One morning I was summoned to his sleeping apartment by a slave. I found the old surgeon lying, a shrunken, pitiful heap of withered skin and bones.

"We must hasten, Vad Varo," he said in a weak whisper. "My heart was like to have stopped a few tals ago. It was then that I sent for you." He pointed to a door leading from his chamber. "There," he said, "you will find the body I have chosen. There, in the private laboratory I long ago built for this very purpose, you will perform the greatest surgical operation that the universe has ever known, transferring its most perfect brain to the most beautiful and perfect body that ever has passed beneath these ancient eyes.
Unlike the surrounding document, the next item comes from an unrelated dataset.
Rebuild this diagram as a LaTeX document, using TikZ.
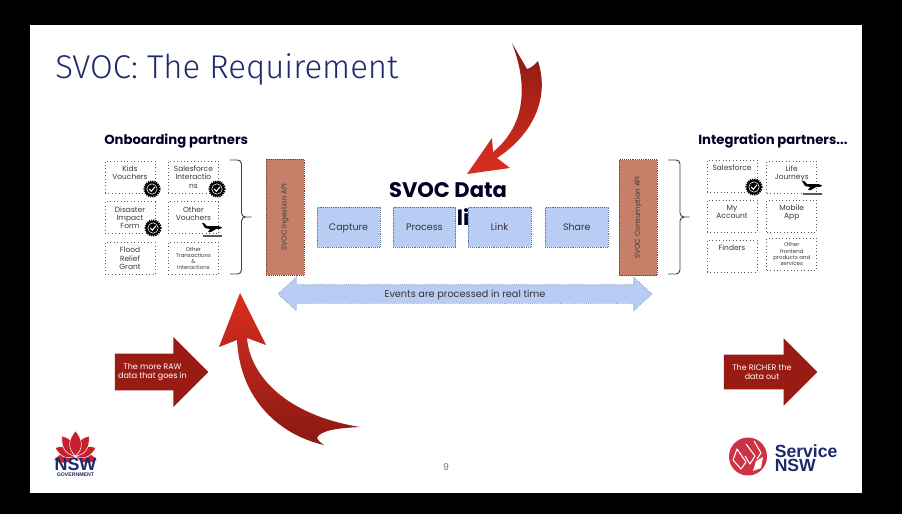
\documentclass[tikz,border=0pt]{standalone}
\usepackage{fontspec}
\setmainfont{Poppins}
\newfontfamily\titlefont{Fira Sans Light}
\newfontfamily\logofont{Liberation Sans}
\usetikzlibrary{positioning,calc,arrows.meta,shapes.arrows}
\definecolor{navy}{HTML}{1D2A6B}
\definecolor{ink}{HTML}{3A3A3A}
\definecolor{bluefill}{HTML}{B8CCF4}
\definecolor{blueedge}{HTML}{5F6F8E}
\definecolor{apifill}{HTML}{C6806A}
\definecolor{apiedge}{HTML}{7A3B2C}
\definecolor{darkred}{HTML}{981C14}
\definecolor{brightred}{HTML}{DA2F1F}
\definecolor{nswred}{HTML}{C8202F}
\definecolor{svcred}{HTML}{CE3345}
\newcommand{\boxfont}{\fontsize{5.6}{6.2}\selectfont}
\newcommand{\tinyfont}{\fontsize{4.1}{4.6}\selectfont}
\tikzset{
  badge/.pic={\fill[black](0,0) circle (7.4); \draw[black,line width=1.3pt,dash pattern=on .9pt off .7pt](0,0) circle (7.7);
    \draw[white,line width=.4pt](0,0) circle (5.2); \draw[white,line width=.8pt](-2.8,0)--(-.7,2.2)--(3,-2.2);},
  jetmark/.pic={\fill[black](-10,-4)--(-8,-4)--(-5,-1)--(6,-1)..controls (9,-.5) and (10,.5)..(10,1)..controls (9,2) and (7,2)..(4,2)--(4,2)--(-1,5)--(-4,5)--(-2,2)--(-7,1)--cycle;
    \draw[black!65,line width=.8pt](-9,9)--(10,9);},
  petal/.pic={\fill[nswred,draw=white,line width=.4pt](0,0)..controls (-7,-6) and (-6,-14)..(0,-21)..controls (6,-14) and (7,-6)..(0,0)--cycle;}
}
\begin{document}
\begin{tikzpicture}[x=.75pt,y=-.75pt,
    pb/.style={draw=black!65,dotted,line width=.55pt,minimum width=37.5pt,minimum height=24pt,inner sep=0pt,align=center,font=\boxfont,text=ink},
    bb/.style={draw=blueedge,densely dotted,fill=bluefill,minimum width=47pt,minimum height=30pt,inner sep=0pt,text height=6pt,text depth=1pt,font=\fontsize{7.1}{8}\selectfont,text=ink!90!black},
    api/.style={draw=apiedge,densely dotted,fill=apifill,rotate=90,minimum width=87pt,minimum height=28.5pt,inner sep=0pt,font=\fontsize{5.3}{6}\selectfont,text=ink},
    ra/.style={single arrow,fill=darkred,text=white,align=center,minimum width=49.5pt,minimum height=70pt,single arrow head extend=12.4pt,single arrow tip angle=90,inner ysep=7pt,inner xsep=0pt,font=\fontsize{6}{7}\selectfont},
    hd/.style={font=\fontsize{9.9}{12}\selectfont\bfseries,text=black!85!blue},
    br/.style={draw=black!75,line width=.7pt,rounded corners=3pt}]
  \useasboundingbox (0,0) rectangle (902,514);
  \fill[black] (0,0) rectangle (902,514);
  \fill[white] (30,25) rectangle (862,493);
  \node[anchor=west,font=\titlefont\fontsize{24.7}{28}\selectfont,text=navy,inner sep=0pt] (title) at (55,69) {SVOC: The Requirement};
  \node[hd,anchor=west,inner sep=0pt] (onb) at (104,141.5) {Onboarding partners};
  \node[hd,anchor=west,inner sep=0pt] (integ) at (698,141.5) {Integration partners...};

  \node[pb] (kids) at (130,177) {Kids\\Vouchers\\~};
  \node[pb,right=9.5pt of kids] (sfint) {Salesforce\\Interactio\\ns};
  \node[pb,below=6pt of kids] (dis) {Disaster\\Impact\\Form};
  \node[pb,right=9.5pt of dis] (othv) {Other\\Vouchers\\~};
  \node[pb,below=6pt of dis] (flood) {Flood\\Relief\\Grant};
  \node[pb,right=9.5pt of flood,font=\tinyfont] (otht) {Other\\Transactions\\\&\\Interactions};
  \coordinate (bl) at (230,160);
  \draw[br] (bl) -- ++(11.5,0) -- ++(0,57) -- ++(12.5,0) -- ++(-12.5,0) -- ++(0,57) -- ++(-11.5,0);
  \pic at (152,189) {badge}; \pic at (217,189) {badge}; \pic at (153,228) {badge};
  \pic at (212,227) {jetmark};

  \node[api] (ingest) at (285,217) {SVOC Ingestion API};
  \node[api] (consume) at (638,217.5) {SVOC Consumption API};

  \node[align=center,font=\fontsize{15.8}{20.8}\selectfont\bfseries,text=black!85!blue,anchor=north] (svoc) at (448,178) {SVOC Data\\\hspace*{8pt}Pipeline};
  \node[bb] (cap) at (348.5,227) {Capture};
  \node[bb,right=9.5pt of cap] (proc) {Process};
  \node[bb,right=9pt of proc] (link) {Link};
  \node[bb,right=10.5pt of link] (share) {Share};

  \node[double arrow,draw=blueedge,densely dotted,fill=bluefill,minimum width=24.75pt,minimum height=280.5pt,double arrow head extend=5.6pt,double arrow tip angle=85,inner ysep=3pt,inner xsep=0pt,font=\fontsize{7.3}{8}\selectfont,text=ink!90!black,text height=6pt,text depth=1.5pt] (events) at (465,294) {Events are processed in real time};

  \coordinate (bk) at (668,160);
  \draw[br] (bk) -- ++(12,0) -- ++(0,57) -- ++(12,0) -- ++(-12,0) -- ++(0,57) -- ++(-12,0);
  \node[pb] (sfc) at (732,176) {Salesforce\\~\\~};
  \node[pb,right=6.75pt of sfc,yshift=-.75pt] (life) {Life\\Journeys\\~};
  \node[pb,below=5.5pt of sfc] (acct) {My\\Account\\~};
  \node[pb,right=6.75pt of acct] (mob) {Mobile\\App\\~};
  \node[pb,below=5.5pt of acct] (find) {Finders\\~\\~};
  \node[pb,right=6.75pt of find,yshift=1.5pt,font=\tinyfont] (othp) {Other\\frontend\\products and\\services};
  \pic at (754,187) {badge}; \pic at (812,185) {jetmark};

  \node[ra] (rawin) at (152.5,372) {The more RAW\\data that goes in};
  \node[ra] (richer) at (762,372) {The RICHER the\\data out};

  \shade[top color=darkred!90!black,bottom color=brightred] (512,43)..controls (528,85) and (526,125)..(493,152)--(492,138)--(467,174)--(510,168)--(497,158)..controls (525,140) and (552,105)..(538,61)..controls (534,66) and (530,68)..(527,69)..controls (523,62) and (517,52)..(512,43)--cycle;
  \shade[top color=brightred,bottom color=darkred!90!black] (240,293)--(266,345)--(247,338)..controls (250,375) and (285,415)..(360,427)..controls (340,428) and (320,430)..(317,438)..controls (318,441) and (321,443)..(324,445)..controls (280,435) and (240,400)..(237,340)--(219,347)--cycle;

  \foreach \a/\l in {-100/1.05,100/1.05,-68/1.05,68/1.05,-34/1.15,34/1.15,0/1.2}
    \pic[rotate=\a,scale=\l] at (75.5,456) {petal};
  \node[font=\logofont\bfseries\fontsize{13.4}{14}\selectfont,text=navy,inner sep=0pt] (nsw) at (75.5,464) {NSW};
  \node[font=\logofont\bfseries\fontsize{3.9}{4}\selectfont,text=navy,inner sep=0pt,below=1.5pt of nsw] (gov) {GOVERNMENT};
  \node[font=\fontsize{7}{8}\selectfont,text=black!55] (pg) at (446,467) {9};

  \fill[svcred] (748,456.5) circle (19);
  \draw[white,line width=.8pt,line join=round] (737,449)--(746,462)--(741,469)--(733,460)--cycle (746,444)--(755,456)--(750,464)--(745,456) (754,441)--(761,453)--(757,459);
  \fill[white] (756,461)--(763,457)--(761,468)--(753,471)--cycle;
  \node[font=\logofont\bfseries\fontsize{13.2}{10.6}\selectfont,text=navy,align=left,anchor=west,inner sep=0pt] (svc) at (774.5,458) {Service\\NSW};
\end{tikzpicture}
\end{document}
You will find the head already prepared to receive my brain; the brain of the subject having been removed and destroyed-totally destroyed by fire. I could not possibly chance the existence of a brain desiring and scheming to regain its wondrous body. No, I destroyed it. Call slaves and have them bear my body to the ersite slab."
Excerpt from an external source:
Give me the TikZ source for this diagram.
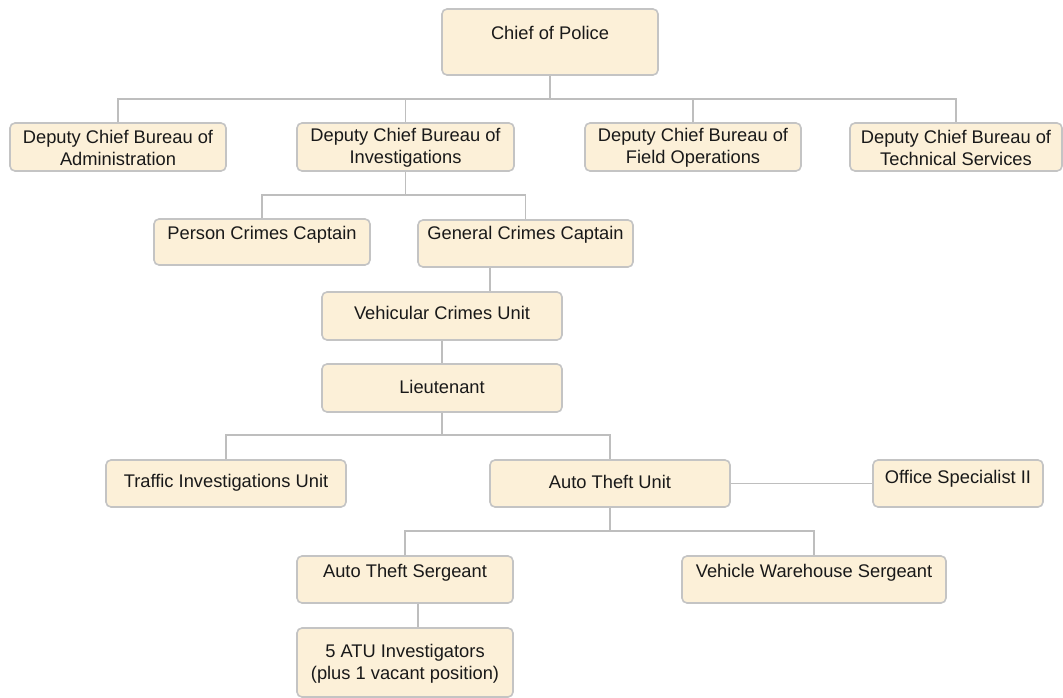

"That will not be necessary," I told him; and lifting his shrunken form in my arms as he had been an Earthly babe, I carried him into the adjoining room where I found a perfectly lighted and appointed laboratory containing two operating tables, one of which was occupied by the body of a red-man. Upon the surface of the other, which was vacant, I laid Ras Thavas, then I turned to look at the new envelope he had chosen. Never, I believe, had I beheld so perfect a form, so handsome a face-Ras Thavas had indeed chosen well for himself. Then I turned back to the old surgeon. Deftly, as he had taught me, I made the two incisions and attached the tubes. My finger rested upon the button that would start the motor pumping his blood from his veins and his marvellous preservative-anaesthetic into them. Then I spoke.

"Ras Thavas," I said, "you have long been training me to this end. I have labored assiduously to prepare myself that there might be no slightest cause for apprehension as to the outcome. You have, coincidentally, taught me that one's every act should be prompted by self-interest only. You are satisfied, therefore, that I am not doing this for you because I love you, or because I feel any friendship for you; but you think that you have offered me enough in placing before me a similar opportunity for immortality.

"Regardless of your teaching I am afraid that I am still somewhat of a sentimentalist I crave the redressing of wrongs. I crave friendship and love. The price you offer is not enough. Are you willing to pay more that this operation may be successfully concluded?"

He looked at me steadily for a long minute. "What do you want?" he asked. I could see that he was trembling with anger, but he did not raise his voice.

"Do you recall 4296-E-2631-H?" I inquired.

"The subject with the body of Xaxa? Yes, I recall the case. What of it?"

"I wish her body returned to her. That is the price you must pay for this operation."

He glared at me. "It is impossible. Xaxa has the body. Even if I cared to do so, I could never recover it. Proceed with the operation!"

"When you have promised me," I insisted.

"I cannot promise the impossible-I cannot obtain Xaxa. Ask me something else. I am not unwilling to grant any reasonable request."

"That is all I wish-just that; but I do not insist that you obtain the body. If I bring Xaxa here will you make the transfer?"

"It would mean war between Toonol and Phundahl," he fumed.

"That does not interest me," I said. "Quick! Reach a decision. In five tals I shall press this button. If you promise what I ask, you shall be restored with a new and beautiful body; if you refuse you shall lie here in the semblance of death for ever."

"I promise," he said slowly, "that when you bring the body of Xaxa to me I will transfer to that body any brain that you select from among my subjects."

"Good!" I exclaimed, and pressed the button.